Nowadays I buy bottles of the Buffalo Trace-distilled 'new 15' largely to see whether the flavour profile of the new product is moving in the direction of Stitzel-Weller Pappy Van Winkle 15. New 15 very good bourbon in its own right, of course, but the Stitzel-Weller Pappy Van Winkle 15 is still by far my favourite wheater.

William Larue Weller remains excellent, of course, as does Parkers Heritage Collection Wheated, but they are for me for very different moods than the Pappy Van Winkle 15. For me, a glass of Stitzel-Weller Pappy Van Winkle 15 is the American whiskey equivalent of popping a bottle of Champagne. Light, celebratory, intoxicating before taking a sip.

@Dellnola

From the 2010 Buffalo Trace Antique Collection

Nose: Strong vanilla note, not just any vanilla, high quality Mexican vanilla, rich and fragrant. Creme brûlée, a hint of coffee, molasses, butter and brown sugar, like freshly made cookie dough.

Palate: Strong, creamy, and thick. Wow, so many of the flavors in the nose are present on the palate. The mouthfeel is amazingly powerful and the arrival is so rich that it makes me feel as though I'm chewing on a square of chewy caramel.

Finish: It evolves in and out of mild dryness and sweetness and eventually settles on vanilla. Delicious.

I really couldn't say enough good things about this bourbon. Unfortunately, it seems as though the William Larue Weller gets lost behind the Sazerac 18 and George T. Stagg. Do yourself a favor and get this at least once. It's such a sweet and luscious bourbon while somehow not being cloying in the least. I can honestly say that this is the best bourbon to date that I have tried and is absolutely one of the best whiskies I have tried. As Ralfy says, great whisky continues developing and leaves you behind. This is one of those.
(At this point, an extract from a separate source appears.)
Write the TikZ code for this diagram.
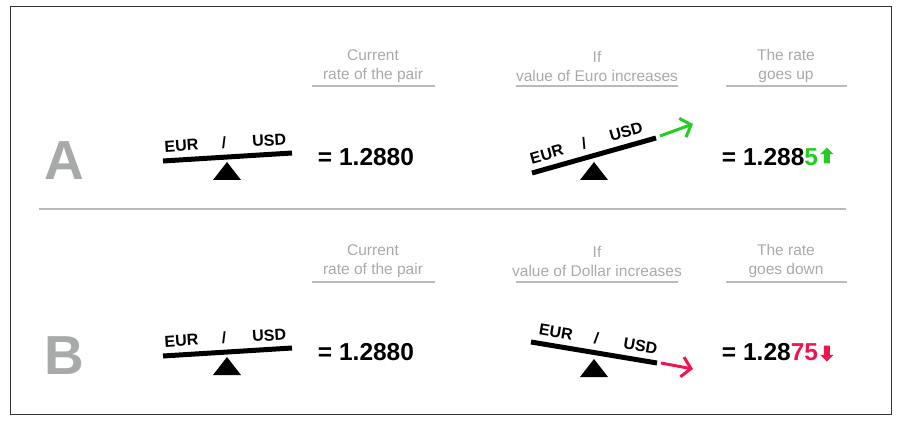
\documentclass[tikz,border=0pt]{standalone}
\usepackage{fontspec}
\setmainfont{Liberation Sans}
\usetikzlibrary{positioning}
\usetikzlibrary{arrows.meta}
\usetikzlibrary{shapes.arrows}

\definecolor{headgray}{RGB}{168,170,170}
\definecolor{rulegray}{RGB}{185,187,187}
\definecolor{upgreen}{RGB}{36,204,36}
\definecolor{downred}{RGB}{240,20,80}

\begin{document}
\begin{tikzpicture}[x=1pt,y=-1pt]

\def\numfont{\bfseries\fontsize{24.5}{26}\selectfont}
\def\curfont{\bfseries\fontsize{16}{18}\selectfont}
\def\headfont{\fontsize{15.5}{19}\selectfont}
\def\bigfont{\bfseries\fontsize{55}{60}\selectfont}

\tikzset{
  beam/.style={line width=5pt},
  cur/.style={font=\curfont,inner sep=1pt,above=5pt,sloped},
  head/.style={font=\headfont,text=headgray,align=center},
  hrule/.style={rulegray,line width=1.5pt},
  num/.style={font=\numfont},
  moveup/.style={upgreen,line width=3pt,-{Straight Barb[length=9pt,width=20pt]}},
  movedown/.style={downred,line width=3pt,-{Straight Barb[length=9pt,width=20pt]}},
  tick/.style={single arrow,draw=none,inner sep=2.8pt,minimum height=16pt,
    single arrow head extend=3.6pt,single arrow head indent=0pt},
}

\useasboundingbox (0,0) rectangle (900,422);
\draw[black!80,line width=1pt] (10,7) rectangle (891,414);
\draw[rulegray,line width=1.5pt] (39,209) -- (846,209);

% row A
\node[font=\bigfont,text=headgray] (A) at (64,161) {A};

\node[head] (hA1) at (373,66) {Current\\rate of the pair};
\node[head] (hA2) at (597,66) {If\\value of Euro increases};
\node[head] (hA3) at (786,66) {The rate\\goes up};
\draw[hrule] (312,86) -- (435,86);
\draw[hrule] (516,86) -- (678,86);
\draw[hrule] (726,86) -- (847,86);

\coordinate (lA1) at (163,161);
\coordinate (lA2) at (292,153);
\draw[beam] (lA1) -- (lA2)
  node[cur,pos=.15]{EUR} node[cur,pos=.48]{/} node[cur,pos=.83]{USD};
\fill (227,162) -- (241,180) -- (213,180) -- cycle;
\node[num] (rA1) at (366,157) {= 1.2880};

\coordinate (rA1b) at (532,173);
\coordinate (rA2b) at (656,138);
\draw[beam] (rA1b) -- (rA2b)
  node[cur,pos=.15]{EUR} node[cur,pos=.45]{/} node[cur,pos=.79]{USD};
\fill (594,162) -- (608,180) -- (580,180) -- cycle;
\coordinate (gA1) at (660,136);
\coordinate (gA2) at (693,124);
\draw[moveup] (gA1) -- (gA2);
\node[num] (rA2) at (770,157) {= 1.288\textcolor{upgreen}{5}};
\node[tick,fill=upgreen,shape border rotate=90,right=2pt of rA2] (upA) {};

% row B
\node[font=\bigfont,text=headgray] (B) at (64,356) {B};

\node[head] (hB1) at (373,261) {Current\\rate of the pair};
\node[head] (hB2) at (597,261) {If\\value of Dollar increases};
\node[head] (hB3) at (786,261) {The rate\\goes down};
\draw[hrule] (312,282) -- (435,282);
\draw[hrule] (516,282) -- (678,282);
\draw[hrule] (726,282) -- (847,282);

\coordinate (lB1) at (163,356);
\coordinate (lB2) at (292,348);
\draw[beam] (lB1) -- (lB2)
  node[cur,pos=.15]{EUR} node[cur,pos=.48]{/} node[cur,pos=.83]{USD};
\fill (227,357) -- (241,375) -- (213,375) -- cycle;
\node[num] (rB1) at (366,352) {= 1.2880};

\coordinate (rB1b) at (531,342);
\coordinate (rB2b) at (657,363);
\draw[beam] (rB1b) -- (rB2b)
  node[cur,pos=.18]{EUR} node[cur,pos=.5]{/} node[cur,pos=.85]{USD};
\fill (594,359) -- (608,377) -- (580,377) -- cycle;
\coordinate (gB1) at (661,363);
\coordinate (gB2) at (693,369);
\draw[movedown] (gB1) -- (gB2);
\node[num] (rB2) at (770,352) {= 1.28\textcolor{downred}{75}};
\node[tick,fill=downred,shape border rotate=270,right=2pt of rB2] (downB) {};

\end{tikzpicture}
\end{document}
@Dellnola, yes sir, you are totally right. William Larue Weller completely redefines the possibilities of wheated bourbon. This is high-test, knock your socks off wheated bourbon. It is totally delicious and there is nothing like it. The closest would be the Weller Antique 107 proof from 3 years ago, but it is still not to these same heights. Jim Murray knew what he was doing in naming this whiskey the "2011 Third Finest Whiskey in the World". I will probably also soon be putting in my own review of this, at a similar numerical rating. This is one of my top five favourites among all whisk(e)ys. I already have my order in for a case (3) for the 2011 release.